D’autres ? Quatre prisonniers japonais. Amenez-les ! Dans ce couvent de la douleur, il n’y a pas d’ennemis. Coupez et enlevez ces uniformes trempés de sang. Arrêtez l’hémorragie. Couchez-les près des autres. Les voilà semblables, comme des frères. Ce ne sont pas des tueurs professionnels. Des amateurs en uniforme, seulement. Des mains d’ouvriers. Des ouvriers en uniforme. Fini. Six heures du matin. Dieu ! Qu’il fait froid dans cette pièce. Ouvrez la porte. Un mince et pôle trait de lumière se lève à l’Est, derrière la silhouette violette et lointaine des montagnes. Dans une heure Le soleil se lèvera. Au lit. Dormir. Mais le sommeil se refuse.

 

D’où vient cette cruauté, cette bêtise ? Un million de travailleurs japonais venus tuer ou mutiler en Chine un million d’autres travailleurs. Pourquoi l’ouvrier japonais attaque-t-il son frère et le force-t-il à se défendre ? Quel profit l’ouvrier japonais trouve-t-il dans la mort de l’ouvrier chinois? Aucun, bien sûr. Alors, nom de Dieu ! qui donc profite? Qui donc a donné à ces travailleurs japonais leur mission meurtrière? Qui en profite? Est-il possible qu’une poignée de richards réactionnaires puissent persuader un million d’hommes d’attaquer et de tuer un million d’autres hommes aussi pauvres qu’eux ? Pour accroître encore leur richesse ? Quelle supposition atroce! Et on aurait persuadé ces pauvres hommes d’envahir la Chine en leur disant la vérité ? Ils auraient refusé de venir s’ils avaient su la vérité. On n’a pas dit aux travailleurs qu’on voulait seulement des matières premières moins chères, de plus grands marchés, plus de profits.
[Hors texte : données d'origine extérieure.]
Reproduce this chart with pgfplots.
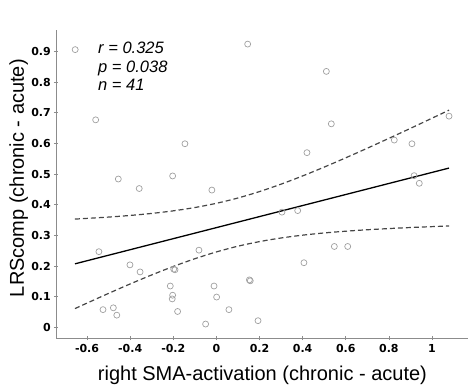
\documentclass[border=0pt]{standalone}
\usepackage{fontspec}
\setmainfont{Liberation Sans}
\newfontfamily\tickfont{DejaVu Sans}
\usepackage{pgfplots}
\pgfplotsset{compat=1.18}
\definecolor{ptgray}{RGB}{160,160,160}
\definecolor{axgray}{RGB}{140,140,140}
\definecolor{dashgray}{RGB}{70,70,70}
\begin{document}
\begin{tikzpicture}
\useasboundingbox (-56bp,-52bp) rectangle (418bp,338bp);
\begin{axis}[
  scale only axis, width=412bp, height=308bp,
  xmin=-0.744, xmax=1.167, ymin=-0.0345, ymax=0.970,
  axis x line*=bottom, axis y line*=left,
  axis line style={draw=axgray, line width=0.8bp, -},
  xtick={-0.6,-0.4,-0.2,0,0.2,0.4,0.6,0.8,1},
  ytick={0,0.1,0.2,0.3,0.4,0.5,0.6,0.7,0.8,0.9},
  tick align=center, major tick length=4bp,
  tick style={draw=axgray, line width=0.7bp},
  /pgf/number format/assume math mode=true,
  /pgf/number format/fixed,
  ticklabel style={font=\tickfont\fontsize{11bp}{13bp}\selectfont\bfseries},
  xticklabel style={inner sep=0pt, anchor=north, yshift=-4bp},
  yticklabel style={inner sep=0pt, anchor=east, xshift=-3bp},
  xlabel={right SMA-activation (chronic - acute)},
  ylabel={LRScomp (chronic - acute)},
  label style={font=\fontsize{20bp}{24bp}\selectfont, inner sep=0pt},
  xlabel style={at={(axis description cs:0.501,-0.1364)}, anchor=base},
  ylabel style={at={(axis description cs:-0.0777,0.519)}, anchor=base},
  clip=false,
]
% data points
\addplot[only marks, mark=o, mark size=3bp, mark options={draw=ptgray, line width=0.7bp}] coordinates {
(-0.655,0.906) (0.145,0.924) (-0.560,0.677) (-0.146,0.599) (-0.203,0.494)
(-0.455,0.484) (-0.358,0.453) (-0.021,0.448) (-0.545,0.247) (-0.401,0.204)
(-0.354,0.181) (-0.192,0.188) (-0.198,0.190) (-0.081,0.252) (-0.214,0.135)
(-0.203,0.105) (-0.205,0.093) (-0.180,0.052) (-0.526,0.058) (-0.478,0.064)
(-0.462,0.040) (-0.011,0.135) (0.001,0.099) (0.058,0.058) (-0.050,0.011)
(0.157,0.152) (0.153,0.155) (0.193,0.022) (0.304,0.376) (0.377,0.381)
(0.406,0.211) (0.547,0.264) (0.609,0.264) (0.917,0.495) (0.941,0.470)
(0.510,0.835) (0.533,0.664) (0.420,0.570) (0.825,0.611) (0.907,0.599)
(1.079,0.689)
};
% regression line
\addplot[black, line width=1.3bp] coordinates {(-0.656,0.2074) (1.079,0.5197)};
% upper confidence band
\addplot[dashgray, line width=1.2bp, dash pattern=on 5bp off 3bp, smooth] coordinates {
(-0.656,0.3533) (-0.5,0.3599) (-0.4,0.3652) (-0.3,0.3718) (-0.2,0.3802)
(-0.1,0.3910) (0,0.4048) (0.1,0.4221) (0.2,0.4431) (0.3,0.4673)
(0.4,0.4941) (0.5,0.5229) (0.6,0.5532) (0.7,0.5845) (0.8,0.6166)
(0.9,0.6492) (1.0,0.6823) (1.079,0.7086)
};
% lower confidence band
\addplot[dashgray, line width=1.2bp, dash pattern=on 5bp off 3bp, smooth] coordinates {
(-0.656,0.0615) (-0.5,0.1111) (-0.4,0.1418) (-0.3,0.1712) (-0.2,0.1988)
(-0.1,0.2240) (0,0.2462) (0.1,0.2649) (0.2,0.2799) (0.3,0.2917)
(0.4,0.3009) (0.5,0.3081) (0.6,0.3138) (0.7,0.3185) (0.8,0.3224)
(0.9,0.3258) (1.0,0.3287) (1.079,0.3308)
};
\node[anchor=north west, inner sep=0pt, align=left, font=\fontsize{16.5bp}{18.5bp}\selectfont\itshape]
  at (axis cs:-0.549,0.931) {r = 0.325\\p = 0.038\\n = 41};
\end{axis}
\end{tikzpicture}
\end{document}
On leur à vendu cette guerre brutale au nom de «l’avenir de la race», de «la gloire de l’Empereur», de «l’honneur de l’État». Foutaises. Des foutaises !

 

Les guerres d’agression, les guerres coloniales, ne seraient-elles donc qu’un grand commerce ? Cela semble évident, même si les auteurs de ces crimes nationaux cherchent à dissimuler leurs véritables mobiles sous le drapeau des idéaux et des nobles abstractions. Ils font la guerre pour conquérir les marchés ; ils assassinent pour s'assurer les matières premières. Ils trouvent le vol plus lucratif que le commerce, la boucherie plus simple que le troc. Sur tout cela trône implacablement l’immonde dieu des affaires et du sang qui s’appelle Profit. L’argent, Moloch insatiable, réclame son profit, ses intérêts : il n’arrêtera devant rien pour satisfaire son vice, pas même devant le massacre de millions d’être humains. L’armée masque les militaristes, et les militaristes le capital et les capitalistes. Ils sont tous frères dans le sang, compagnons dans le crime. A quoi ces ennemis de l’humanité ressemblent-ils? Sont-ils marqués au front, qu’on les reconnaisse, qu’on les condamne et qu’on les chasse, comme des criminels? Bien au contraire. Cc sont les gens que l’on dit respectables. On les honore. Ils se disent, et on les croit, gens de bien. Ce sont les piliers de la société, de l’Église, de l’État. Le surplus de leur richesse, ils en font la charité. Avec les leurs, ils sont tendres et attentifs ... Mais menacez leurs profits et les voilà transformés en assassins sauvages, en brutes déchaînées, et bourreaux impitoyables. Les blessures, ce sont ces gens-là qui les font.